Answer

**step1** Understanding the problem

The problem asks us to solve a quadratic equation for the variable $$r$$. The equation is given in fractional form: $$\dfrac {1}{4}r^{2}=\dfrac {2}{5}r+\dfrac {1}{10}$$. We are instructed to try factoring first, and if that is difficult, to use the quadratic formula.

**step2** Eliminating fractions

To make the equation easier to work with, we will eliminate the fractions by multiplying every term by the least common multiple (LCM) of the denominators. The denominators are 4, 5, and 10.
To find the LCM, we can list multiples of each number:
Multiples of 4: 4, 8, 12, 16, **20**, ...
Multiples of 5: 5, 10, 15, **20**, ...
Multiples of 10: 10, **20**, ...
The least common multiple of 4, 5, and 10 is 20.
Now, we multiply both sides of the equation by 20:
$$20 \times \left(\dfrac {1}{4}r^{2}\right) = 20 \times \left(\dfrac {2}{5}r\right) + 20 \times \left(\dfrac {1}{10}\right)$$
$$5r^{2} = 8r + 2$$

**step3** Rearranging to standard quadratic form

To solve a quadratic equation using factoring or the quadratic formula, it must be in the standard form $$ar^2 + br + c = 0$$. We will move all terms to one side of the equation by subtracting $$8r$$ and $$2$$ from both sides:
$$5r^{2} - 8r - 2 = 0$$
Now, we can identify the coefficients: $$a=5$$, $$b=-8$$, and $$c=-2$$.

**step4** Attempting to factor the quadratic equation

We will first attempt to solve the equation $$5r^2 - 8r - 2 = 0$$ by factoring.
To factor a quadratic expression of the form $$ar^2 + br + c$$, we look for two numbers that multiply to $$ac$$ and add up to $$b$$.
In this case, $$ac = 5 \times (-2) = -10$$ and $$b = -8$$.
We need to find two integers that multiply to -10 and add to -8. Let's list the integer pairs that multiply to -10 and their sums:
- Factors of -10: (1, -10), (-1, 10), (2, -5), (-2, 5)
- Sums: $$1 + (-10) = -9$$; $$-1 + 10 = 9$$; $$2 + (-5) = -3$$; $$-2 + 5 = 3$$
Since none of these sums equal -8, the quadratic expression $$5r^2 - 8r - 2$$ cannot be factored easily using integers. Therefore, we will proceed with the quadratic formula.
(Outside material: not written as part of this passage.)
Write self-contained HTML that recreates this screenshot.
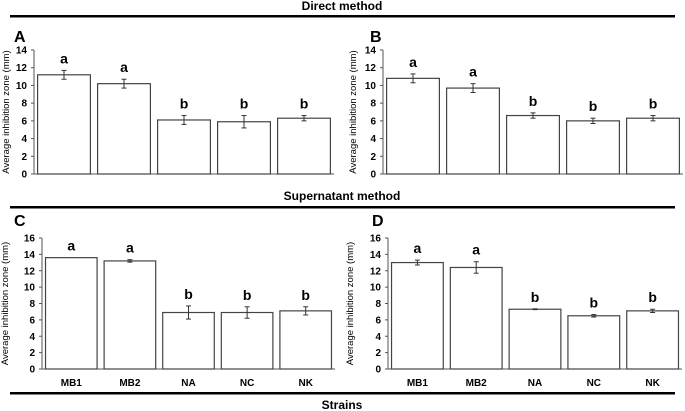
<!DOCTYPE html>
<html><head><meta charset="utf-8"><style>
body{margin:0;background:#fff;}
svg{display:block;font-family:"Liberation Sans",Arial,sans-serif;}
</style></head><body>
<svg id="fig" width="685" height="411" viewBox="0 0 685 411" xmlns="http://www.w3.org/2000/svg">
<text x="342" y="10" text-anchor="middle" font-size="12" font-weight="bold">Direct method</text>
<rect x="10" y="15" width="665" height="2.5" fill="#000"/>
<text x="342" y="200" text-anchor="middle" font-size="12" font-weight="bold">Supernatant method</text>
<rect x="10" y="206" width="665" height="2.5" fill="#000"/>
<rect x="10" y="392" width="665" height="2.5" fill="#000"/>
<text x="342" y="409" text-anchor="middle" font-size="12" font-weight="bold">Strains</text>
</svg>
<script>
const categories=["MB1","MB2","NA","NC","NK"];
const valuesA=[11.2,10.2,6.1,5.9,6.3];
const errorsA=[0.5,0.5,0.5,0.7,0.3];
const lettersA=["a","a","b","b","b"];
const valuesB=[10.8,9.7,6.6,6.0,6.3];
const errorsB=[0.5,0.5,0.3,0.3,0.3];
const lettersB=["a","a","b","b","b"];
const valuesC=[13.6,13.2,6.9,6.9,7.1];
const errorsC=[0,0.15,0.8,0.7,0.5];
const lettersC=["a","a","b","b","b"];
const valuesD=[13.0,12.4,7.3,6.5,7.1];
const errorsD=[0.3,0.7,0.05,0.15,0.2];
const lettersD=["a","a","b","b","b"];
const ticksTop=[0,2,4,6,8,10,12,14];
const ticksBottom=[0,2,4,6,8,10,12,14,16];

const NS="http://www.w3.org/2000/svg";
const svg=document.getElementById('fig');
function mk(tag,attrs,parent){const e=document.createElementNS(NS,tag);for(const k in attrs)e.setAttribute(k,attrs[k]);(parent||svg).appendChild(e);return e;}

function panel(id,cfg){
  const g=mk('g',{});
  
  
  const {x0,x1,yTop,yBot,max,ticks,vals,errs,lets,showCats,titleX,letterX,letterY}=cfg;
  const ys=v=>yBot-(v/max)*(yBot-yTop);
  const slot=(x1-x0)/vals.length;
  // axis
  const ax=mk('line',{x1:x0,y1:yTop,x2:x0,y2:yBot,stroke:'#555','stroke-width':1},g);
  
  
  const bx=mk('line',{x1:x0,y1:yBot,x2:x1,y2:yBot,stroke:'#555','stroke-width':1},g);
  
  
  ticks.forEach(t=>{
    const y=ys(t);
    mk('line',{x1:x0-3,y1:y,x2:x0,y2:y,stroke:'#555'},g);
    const tl=mk('text',{x:x0-7,y:y+3.5,'text-anchor':'end','font-size':10,'font-weight':'bold'},g);
    tl.textContent=t;
    
    
  });
  vals.forEach((v,i)=>{
    const cx=x0+slot*(i+0.5);const w=slot*0.88;
    const r=mk('rect',{x:cx-w/2,y:ys(v),width:w,height:yBot-ys(v),fill:'#fff',stroke:'#444','stroke-width':1.2},g);
    
    
    const e=errs[i];
    if(e>0){
      const eg=mk('g',{stroke:'#333','stroke-width':1},g);
      
      
      mk('line',{x1:cx,y1:ys(v+e),x2:cx,y2:ys(v-e)},eg);
      mk('line',{x1:cx-2.5,y1:ys(v+e),x2:cx+2.5,y2:ys(v+e)},eg);
      mk('line',{x1:cx-2.5,y1:ys(v-e),x2:cx+2.5,y2:ys(v-e)},eg);
    }
    const lt=mk('text',{x:cx,y:ys(v+e)-7,'text-anchor':'middle','font-size':14,'font-weight':'bold'},g);
    lt.textContent=lets[i];
    
    
    if(showCats){
      const cl=mk('text',{x:cx,y:yBot+17,'text-anchor':'middle','font-size':10,'font-weight':'bold'},g);
      cl.textContent=categories[i];
      
      
    }
  });
  const yt=mk('text',{x:0,y:0,'text-anchor':'middle','font-size':9.5,transform:`translate(${titleX},${(yTop+yBot)/2}) rotate(-90)`},g);
  yt.textContent='Average inhibition zone (mm)';
  
  
  const pl=mk('text',{x:letterX,y:letterY,'font-size':16,'font-weight':'bold'},g);
  pl.textContent=id;
  
  
}
panel('A',{x0:34,x1:334,yTop:50,yBot:174,max:14,ticks:ticksTop,vals:valuesA,errs:errorsA,lets:lettersA,showCats:false,titleX:9,letterX:14,letterY:42});
panel('B',{x0:383,x1:683,yTop:50,yBot:174,max:14,ticks:ticksTop,vals:valuesB,errs:errorsB,lets:lettersB,showCats:false,titleX:356,letterX:370,letterY:42});
panel('C',{x0:42,x1:335,yTop:238,yBot:369,max:16,ticks:ticksBottom,vals:valuesC,errs:errorsC,lets:lettersC,showCats:true,titleX:8,letterX:14,letterY:226});
panel('D',{x0:388,x1:682,yTop:238,yBot:369,max:16,ticks:ticksBottom,vals:valuesD,errs:errorsD,lets:lettersD,showCats:true,titleX:353,letterX:372,letterY:226});
</script>
</body></html>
**step5** Applying the quadratic formula

Since factoring was not straightforward, we will use the quadratic formula to find the values of $$r$$. The quadratic formula is:
$$r = \frac{-b \pm \sqrt{b^2 - 4ac}}{2a}$$
Substitute the values $$a=5$$, $$b=-8$$, and $$c=-2$$ into the formula:
$$r = \frac{-(-8) \pm \sqrt{(-8)^2 - 4(5)(-2)}}{2(5)}$$
First, simplify the terms inside the formula:
$$-(-8) = 8$$
$$(-8)^2 = 64$$
$$-4(5)(-2) = -20(-2) = 40$$
$$2(5) = 10$$
Substitute these simplified values back:
$$r = \frac{8 \pm \sqrt{64 + 40}}{10}$$
$$r = \frac{8 \pm \sqrt{104}}{10}$$

**step6** Simplifying the result

Now, we need to simplify the square root and the entire expression.
First, simplify $$\sqrt{104}$$. We look for the largest perfect square factor of 104.
We can factor 104 as $$4 \times 26$$. Since 4 is a perfect square ($$2^2$$):
$$\sqrt{104} = \sqrt{4 \times 26} = \sqrt{4} \times \sqrt{26} = 2\sqrt{26}$$
Substitute this back into the expression for $$r$$:
$$r = \frac{8 \pm 2\sqrt{26}}{10}$$
Finally, we can divide both the numerator and the denominator by their greatest common divisor, which is 2:
$$r = \frac{2(4 \pm \sqrt{26})}{2 \times 5}$$
$$r = \frac{4 \pm \sqrt{26}}{5}$$
Thus, the two solutions for $$r$$ are $$\frac{4 + \sqrt{26}}{5}$$ and $$\frac{4 - \sqrt{26}}{5}$$.